В конце улицы, где обрывается паломничество шестигранных театральных фонарей, тянется невидимая из-за угла набережная, обшарпанные задворки речных доков, грузовые склады, где под моросящим дождем гниют ящики контрабандных померанцев, перетянутые крест накрест бечевой тюки шелка-сырца с иероглифами и истлевшими в крошево коврами из Дамаска и Трабзона.
На грузовой парусине проставлен оттоманскими чиновниками страшный товарный знак «тугра». Некогда ожиревший от крови славянских полонян и приторной коз-халвы царьградский хозяйчик, изнасиловавший Константинополь, обмакнул руку в кровь павшего монаха-воина и отпечатал пятерню на пергамене, — услужливый визирь тут же обвел кровяную кляксу затейливой вязью — так и стала печать от тех лет и до века, на товарных ящиках и рабских лбах.
Все кончается в четыре часа утра.
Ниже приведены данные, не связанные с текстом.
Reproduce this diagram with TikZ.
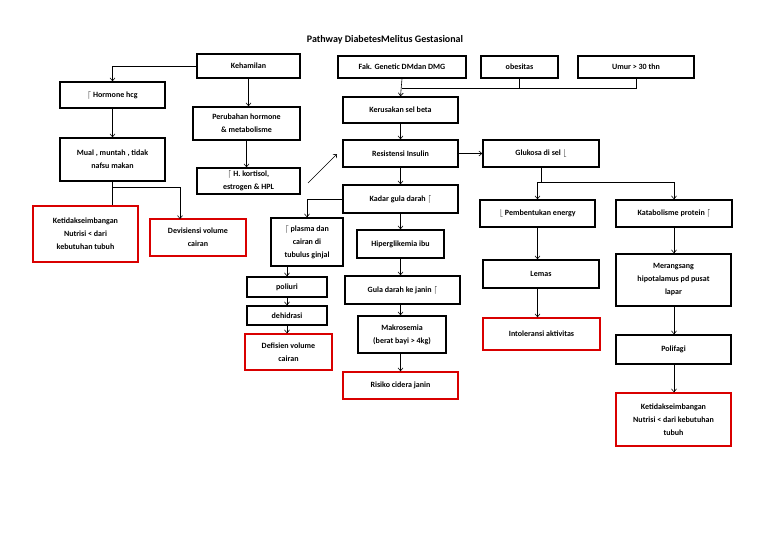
\documentclass[tikz,border=0pt]{standalone}
\usepackage{fontspec}
\setmainfont{Carlito}
\usetikzlibrary{arrows.meta}
\begin{document}
\begin{tikzpicture}[x=1pt,y=-1pt,
 bx/.style={draw=black,line width=1.3pt,align=center,font=\bfseries\fontsize{8}{13}\selectfont,inner sep=0pt},
 rb/.style={bx,draw=red!85!black},
 ar/.style={-{Straight Barb[length=3pt,width=5pt]},line width=0.6pt},
 ln/.style={line width=0.6pt}]
\useasboundingbox (0,0) rectangle (768,543);
\newcommand{\bnode}[7]{\node[#1,minimum width=#4-#3,minimum height=#6-#5] (#2) at ({(#3+#4)/2},{(#5+#6)/2}) {#7};}
\node[font=\bfseries\fontsize{10}{12}\selectfont] (title) at (385,40) {Pathway DiabetesMelitus Gestasional};
\bnode{bx}{keh}{197}{300}{54}{78}{Kehamilan}
\bnode{bx}{hcg}{60}{165}{82}{108}{$\lceil$ Hormone hcg}
\bnode{bx}{per}{193}{300}{107}{140}{Perubahan hormone\\\& metabolisme}
\bnode{bx}{mual}{60}{165}{138}{181}{Mual , muntah , tidak\\nafsu makan}
\bnode{bx}{kor}{197}{300}{168}{194}{$\lceil$ H. kortisol,\\estrogen \& HPL}
\bnode{rb}{ket1}{33}{138}{206}{262}{Ketidakseimbangan\\Nutrisi < dari\\kebutuhan tubuh}
\bnode{rb}{dev}{150}{246}{219}{256}{Devisiensi volume\\cairan}
\bnode{bx}{fak}{338}{466}{56}{78}{Fak. Genetic DMdan DMG}
\bnode{bx}{obe}{481}{558}{56}{78}{obesitas}
\bnode{bx}{umur}{578}{694}{56}{78}{Umur > 30 thn}
\bnode{bx}{ker}{343}{458}{97}{123}{Kerusakan sel beta}
\bnode{bx}{res}{343}{458}{140}{167}{Resistensi Insulin}
\bnode{bx}{glu}{483}{599}{140}{167}{Glukosa di sel $\lfloor$}
\bnode{bx}{kad}{343}{458}{185}{213}{Kadar gula darah $\lceil$}
\bnode{bx}{pla}{271}{343}{218}{266}{$\lceil$ plasma dan\\cairan di\\tubulus ginjal}
\bnode{bx}{hip}{357}{444}{230}{258}{Hiperglikemia ibu}
\bnode{bx}{pol}{247}{327}{277}{297}{poliuri}
\bnode{bx}{deh}{247}{327}{306}{325}{dehidrasi}
\bnode{rb}{def}{245}{332}{334}{370}{Defisien volume\\cairan}
\bnode{bx}{gul}{345}{460}{276}{304}{Gula darah ke janin $\lceil$}
\bnode{bx}{mak}{358}{446}{316}{353}{Makrosemia\\(berat bayi > 4kg)}
\bnode{rb}{ris}{343}{458}{372}{399}{Risiko cidera janin}
\bnode{bx}{pem}{480}{595}{200}{227}{$\lfloor$ Pembentukan energy}
\bnode{bx}{kat}{616}{732}{200}{227}{Katabolisme protein $\lceil$}
\bnode{bx}{lem}{483}{599}{260}{288}{Lemas}
\bnode{rb}{int}{483}{600}{318}{350}{Intoleransi aktivitas}
\bnode{bx}{mer}{616}{731}{254}{306}{Merangsang\\hipotalamus pd pusat\\lapar}
\bnode{bx}{polf}{616}{731}{335}{364}{Polifagi}
\bnode{rb}{ket2}{616}{731}{393}{446}{Ketidakseimbangan\\Nutrisi < dari kebutuhan\\tubuh}
\draw[ar] (keh.west) -| (hcg.north);
\draw[ar] (keh.south) -- (keh.south |- per.north);
\draw[ar] (hcg.south) -- (mual.north);
\draw[ar] (per.south) -- (per.south |- kor.north);
\draw[ln] (mual.south) -- (mual.south |- ket1.north);
\coordinate (mj) at (112.5,187);
\draw[ar] (mj) -| (180,219);
\coordinate (ks) at (308,183);
\draw[ar] (ks) -- (337,154);
\draw[ar] (fak.south) -- (ker.north);
\draw[ln] (obe.south) -- (519.5,88);
\draw[ln] (umur.south) -- (636,88) -- (402,88);
\draw[ar] (ker.south) -- (res.north);
\draw[ar] (res.south) -- (kad.north);
\draw[ar] (res.east) -- (glu.west);
\draw[ln] (glu.south) -- (541,182);
\draw[ar] (537.5,182) -- (pem.north);
\draw[ar] (537.5,182) -| (kat.north);
\draw[ar] (kad.west) -| (pla.north);
\draw[ar] (kad.south) -- (kad.south |- hip.north);
\draw[ar] (kad.south |- hip.south) -- (kad.south |- gul.north);
\draw[ar] (kad.south |- gul.south) -- (kad.south |- mak.north);
\draw[ar] (kad.south |- mak.south) -- (ris.north);
\draw[ar] (pol.north |- pla.south) -- (pol.north);
\draw[ar] (pol.south) -- (deh.north);
\draw[ar] (deh.south) -- (deh.south |- def.north);
\draw[ar] (pem.south) -- (pem.south |- lem.north);
\draw[ar] (pem.south |- lem.south) -- (pem.south |- int.north);
\draw[ar] (kat.south) -- (kat.south |- mer.north);
\draw[ar] (kat.south |- mer.south) -- (kat.south |- polf.north);
\draw[ar] (kat.south |- polf.south) -- (kat.south |- ket2.north);
\end{tikzpicture}
\end{document}
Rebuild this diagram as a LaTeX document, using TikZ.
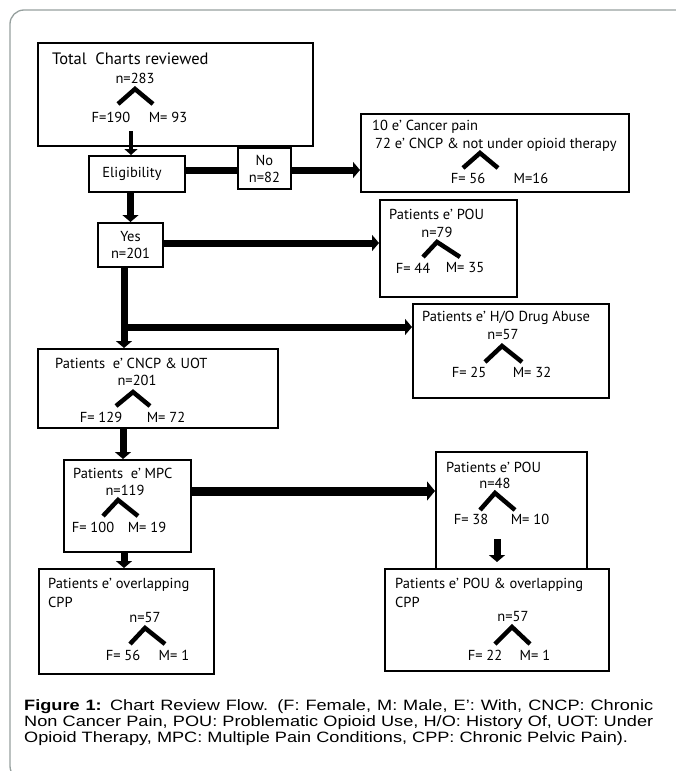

Здесь, на трех ступеньках с городскими цепями меж гранитных тумб, над подолом великой маслянистой траурной воды, на ртутной ряби с редкими огоньками бакенов, сквозь бронхиальное дыхание истлевающего в сырости июля, сквозь слабый запах креозота, олифы и выморенного свайного дерева, искусное ясновидение плоского горизонта.
Близко — мостки с прогулочными катерками, задернутыми брезентом, место, обесстыженное туристами, спекулянтами и акварелистом, мажущим на продажу миленькие, зализанные в глянец «бельвю» классического толка с маниакально выверенным чертежом литого чугуна набережной решетки.